Special Damages are such as the law will not infer from the nature of the words themselves; they must therefore be specially claimed on the pleadings, and evidence of them must be given at the trial. Such damages depend upon the special circumstances of the case, upon the defendant's position, upon the conduct of third persons, &c.

In some cases special damage is a necessary element in the cause of action. When on the face of them the words used by the defendant clearly must have injured the plaintiff's reputation, they are said to be actionable per se; and the plaintiff may recover a verdict for a substantial amount, without giving any evidence of actual pecuniary loss. But where the words are not on the face of them such as the Courts will presume to be necessarily prejudicial to the plaintiff's reputation, there evidence must be given to show that in fact some appreciable injury has in this case followed from their use; if no such evidence be forthcoming the judge will stop the case. The injury to the plaintiff's reputation is the gist of the action; he has to show that his character has suffered through the defendant's false assertions and where there is no presumption in the plaintiff's favour, he can only show this by giving evidence of some special damage.

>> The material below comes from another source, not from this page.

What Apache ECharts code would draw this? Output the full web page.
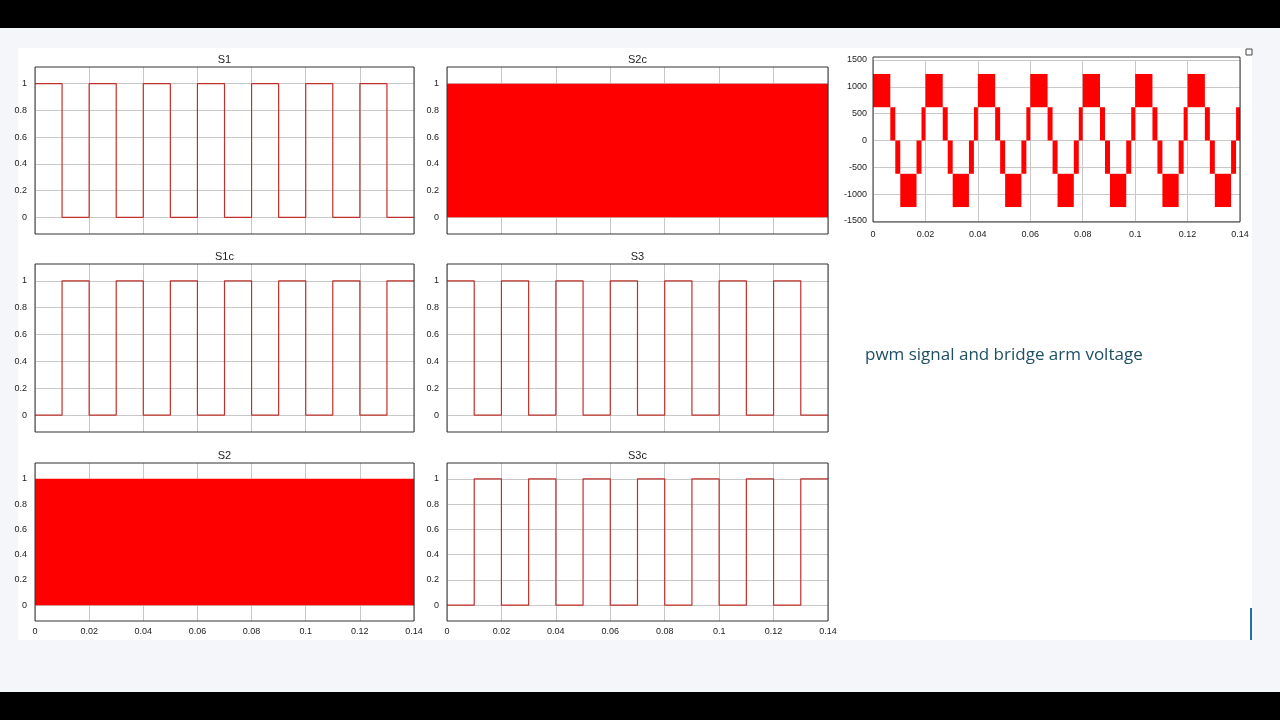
<!DOCTYPE html>
<html><head><meta charset="utf-8">
<script src="https://cdn.jsdelivr.net/npm/echarts@6/dist/echarts.min.js"></script>
<style>html,body{margin:0;padding:0;background:#f4f6f9}#c{width:1280px;height:720px}</style>
</head><body><div id="c"></div>
<script>
// ---- data ----
const titles = ['S1','S2c','S1c','S3','S2','S3c'];
const edgeTimes = [0,0.01,0.02,0.03,0.04,0.05,0.06,0.07,0.08,0.09,0.1,0.11,0.12,0.13,0.14];
const S1  = [1,0,1,0,1,0,1,0,1,0,1,0,1,0,0];
const S1c = [0,1,0,1,0,1,0,1,0,1,0,1,0,1,1];
const S3  = [1,0,1,0,1,0,1,0,1,0,1,0,1,0,0];
const S3c = [0,1,0,1,0,1,0,1,0,1,0,1,0,1,1];
// PWM filled regions [tStart, tEnd, low, high]
const S2band  = [[0,0.14,0,1]];
const S2cBand = [[0,0.14,0,1]];
// bridge arm voltage bands: start, end, low, high
const vStart = [0,0.0066,0.0085,0.0104,0.0166,0.0185, 0.02,0.0266,0.0285,0.0304,0.0366,0.0385, 0.04,0.0466,0.0485,0.0504,0.0566,0.0585, 0.06,0.0666,0.0685,0.0704,0.0766,0.0785, 0.08,0.0866,0.0885,0.0904,0.0966,0.0985, 0.1,0.1066,0.1085,0.1104,0.1166,0.1185, 0.12,0.1266,0.1285,0.1304,0.1366,0.1385];
const vEnd   = [0.0066,0.0085,0.0104,0.0166,0.0185,0.02, 0.0266,0.0285,0.0304,0.0366,0.0385,0.04, 0.0466,0.0485,0.0504,0.0566,0.0585,0.06, 0.0666,0.0685,0.0704,0.0766,0.0785,0.08, 0.0866,0.0885,0.0904,0.0966,0.0985,0.1, 0.1066,0.1085,0.1104,0.1166,0.1185,0.12, 0.1266,0.1285,0.1304,0.1366,0.1385,0.14];
const vLow   = [620,0,-620,-1240,-620,0, 620,0,-620,-1240,-620,0, 620,0,-620,-1240,-620,0, 620,0,-620,-1240,-620,0, 620,0,-620,-1240,-620,0, 620,0,-620,-1240,-620,0, 620,0,-620,-1240,-620,0];
const vHigh  = [1240,620,0,-620,0,620, 1240,620,0,-620,0,620, 1240,620,0,-620,0,620, 1240,620,0,-620,0,620, 1240,620,0,-620,0,620, 1240,620,0,-620,0,620, 1240,620,0,-620,0,620];
const xTicks = ['0','0.02','0.04','0.06','0.08','0.1','0.12','0.14'];

// ---- layout ----
const cols = [[35,414],[447,828]];
const rows = [[67,234],[264,432],[463,621]];
const grids=[],xAxes=[],yAxes=[],series=[],graphic=[];
const font='Liberation Sans';
graphic.push({type:'rect',shape:{x:0,y:0,width:1280,height:28},style:{fill:'#000'},silent:true});
graphic.push({type:'rect',shape:{x:0,y:692,width:1280,height:28},style:{fill:'#000'},silent:true});
graphic.push({type:'rect',shape:{x:18,y:48,width:1234,height:592},style:{fill:'#fff'},silent:true,z:-10});
graphic.push({type:'rect',shape:{x:1250,y:608,width:2,height:32},style:{fill:'#2a6f9a'},silent:true});
graphic.push({type:'rect',shape:{x:1246,y:49,width:6,height:6},style:{fill:'#fff',stroke:'#444',lineWidth:1},silent:true});
graphic.push({type:'text',x:865,y:347,style:{text:'pwm signal and bridge arm voltage',font:'17px "Open Sans"',fill:'#1f4f63'}});

function rectItem(params, api){
  const p0=api.coord([api.value(0),api.value(3)]), p1=api.coord([api.value(1),api.value(2)]);
  return {type:'rect',shape:{x:p0[0],y:p0[1],width:p1[0]-p0[0],height:p1[1]-p0[1]},style:{fill:'#ff0000'}};
}
const sq = {S1,S1c,S3,S3c};
titles.forEach((t,i)=>{
  const c=cols[i%2], r=rows[Math.floor(i/2)], h=r[1]-r[0];
  const bottom = Math.floor(i/2)===2;
  const gA=grids.length;
  grids.push({left:c[0],top:r[0],width:c[1]-c[0],height:h});
  grids.push({left:c[0],top:r[0]+0.1*h,width:c[1]-c[0],height:0.8*h});
  graphic.push({type:'text',x:(c[0]+c[1])/2,y:r[0]-13,style:{text:t,font:'11px '+font,fill:'#222',textAlign:'center'}});
  graphic.push({type:'rect',shape:{x:c[0],y:r[0],width:c[1]-c[0],height:h},style:{fill:'none',stroke:'#333',lineWidth:1},z:50,silent:true});
  xAxes.push({gridIndex:gA,type:'value',min:0,max:0.14,interval:0.02,axisLine:{show:false},axisTick:{show:false},
    axisLabel:{show:bottom,fontSize:9,fontFamily:font,color:'#222',margin:6,formatter:v=>xTicks[Math.round(v/0.02)]},
    splitLine:{lineStyle:{color:'#c8c8c8'}}});
  xAxes.push({gridIndex:gA+1,type:'value',min:0,max:0.14,show:false});
  yAxes.push({gridIndex:gA,type:'value',min:-0.125,max:1.125,show:false,splitLine:{show:false}});
  yAxes.push({gridIndex:gA+1,type:'value',min:0,max:1,interval:0.2,axisLine:{show:false},axisTick:{show:false},
    axisLabel:{fontSize:9,fontFamily:font,color:'#222',margin:8},splitLine:{lineStyle:{color:'#c8c8c8'}}});
  const xi=xAxes.length-2, yi=yAxes.length-2;
  if(sq[t]){
    series.push({type:'line',xAxisIndex:xi,yAxisIndex:yi,step:'end',symbol:'none',
      data:edgeTimes.map((x,k)=>[x,sq[t][k]]),lineStyle:{color:'#c0302a',width:1.2},z:10});
  } else {
    series.push({type:'custom',xAxisIndex:xi,yAxisIndex:yi,renderItem:rectItem,data:t==='S2'?S2band:S2cBand,z:10});
  }
});
// voltage plot
const gv=grids.length;
grids.push({left:873,top:60,width:367,height:161});
graphic.push({type:'rect',shape:{x:873,y:57,width:367,height:165},style:{fill:'none',stroke:'#333',lineWidth:1},z:50,silent:true});
xAxes.push({gridIndex:gv,type:'value',min:0,max:0.14,interval:0.02,axisLine:{show:false},axisTick:{show:false},
  axisLabel:{fontSize:9,fontFamily:font,color:'#222',margin:9,formatter:v=>xTicks[Math.round(v/0.02)]},splitLine:{lineStyle:{color:'#c8c8c8'}}});
yAxes.push({gridIndex:gv,type:'value',min:-1500,max:1500,interval:500,axisLine:{show:false},axisTick:{show:false},
  axisLabel:{fontSize:9,fontFamily:font,color:'#222',margin:6,formatter:v=>String(v)},splitLine:{lineStyle:{color:'#c8c8c8'}}});
series.push({type:'custom',xAxisIndex:xAxes.length-1,yAxisIndex:yAxes.length-1,renderItem:rectItem,
  data:vStart.map((s,k)=>[s,vEnd[k],vLow[k],vHigh[k]]),z:10});

const chart=echarts.init(document.getElementById('c'));
chart.setOption({animation:false,backgroundColor:'#f4f6f9',grid:grids,xAxis:xAxes,yAxis:yAxes,series,graphic});
</script></body></html>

It will be convenient to divide this chapter into the following heads:

I.-General Damages.

II.-Special Damage, where the words are not actionable

per se.

III.-Special Damage, where the words are actionable per se.

IV. Evidence for the plaintiff in aggravation of damages. V. Evidence for the defendant in mitigation of damages:

(i) Evidence falling short of a justification.

(ii) Previous publication by others.

(iii) Liability of others.

(iv) Absence of malice.

(v) Plaintiff's bad character. (vi) Absence of special damage. (vii) Apology and amends. VI.-Remoteness of damages.

I. GENERAL DAMAGES.

General Damages are such as the law will presume to be the natural or probable consequence of the defendant's conduct. They arise by inference of law; and need not therefore be proved by evidence. Such damages may be recovered wherever the immediate tendency of the words is to impair the plaintiff's reputation, although no actual pecuniary loss has in fact resulted.

Such general damages will only be presumed where the words are actionable per se. If any special damage has also been suffered, it should be set out on the pleadings; but, should the plaintiff fail in proving it at the trial, he may still recover general damages. (Cook v. Field, 3 Esp. 133; Smith v. Thomas, 2 Bing. N. C. 372, 380; 2 Scott, 546; 4 Dowl. 333; 1 Hodges, 353; Brown v. Smith, 13 C. B. 596; 22 L. J. C. P. 151; 17 Jur. 807; 1 C. L. R. 4.)

The jury should carefully consider the whole of the words complained of, and give the plaintiff such damages as in their opinion will fairly compensate him for the injury done to his reputation thereby. The amount of damages is "peculiarly the province of the jury." (Davis & Sons v. Shepstone, 11 App. Cas. at p. 191; 55 L. T. at p. 2.) The Court of Appeal will not disturb the verdict, unless it be such as reasonable men could not have properly found. (Webster v. Friedeberg, 17 Q. B. D. 736; 55 L. J. Q. B. 403; Metropolitan Railway Co. v. Wright, 11 App. Cas. 152, 154, 156; Praed v. Graham, 24 Q. B. D. 53; 59 L. J. Q. B. 230 ; 38 W. R. 103.) The jury will of course be influenced by the circumstances attending the publication, by the character of the defamatory words, by their falseness, by the malice displayed by the defendant, or the provocation given by the plaintiff. They may also fairly take into their consideration the rank and position in society of the parties, the mode of publication selected, the extent and long continuance of the circulation given to the defamatory words, the tardiness, or inadequacy, or entire absence, of any apology, the fact that the defendant could have easily ascertained that the charge he made was false, &c. Where the words affect a trader in the way of his trade, figures may be laid before the jury, showing that his business has fallen off in consequence. (Harrison v. Pearce, 1 F. & F. 569; Evans v. Harries, 1 H. & N. 251; 26 L. J. Ex. 31; Ingram v. Lawson, 9 C. & P. 326; 6 Bing. N. C. 212.) Even if no evidence be offered by the plaintiff as to damages, the jury are in no way bound to give nominal damages only; they may read the libel and give such substantial damages as will compensate the plaintiff for such defamation. (Tripp v. Thomas, 3 B. & C. 427.)

The damages which the jury award a plaintiff may be either,

(i) contemptuous,

(ii) nominal,

(iii) substantial, or (iv) vindictive.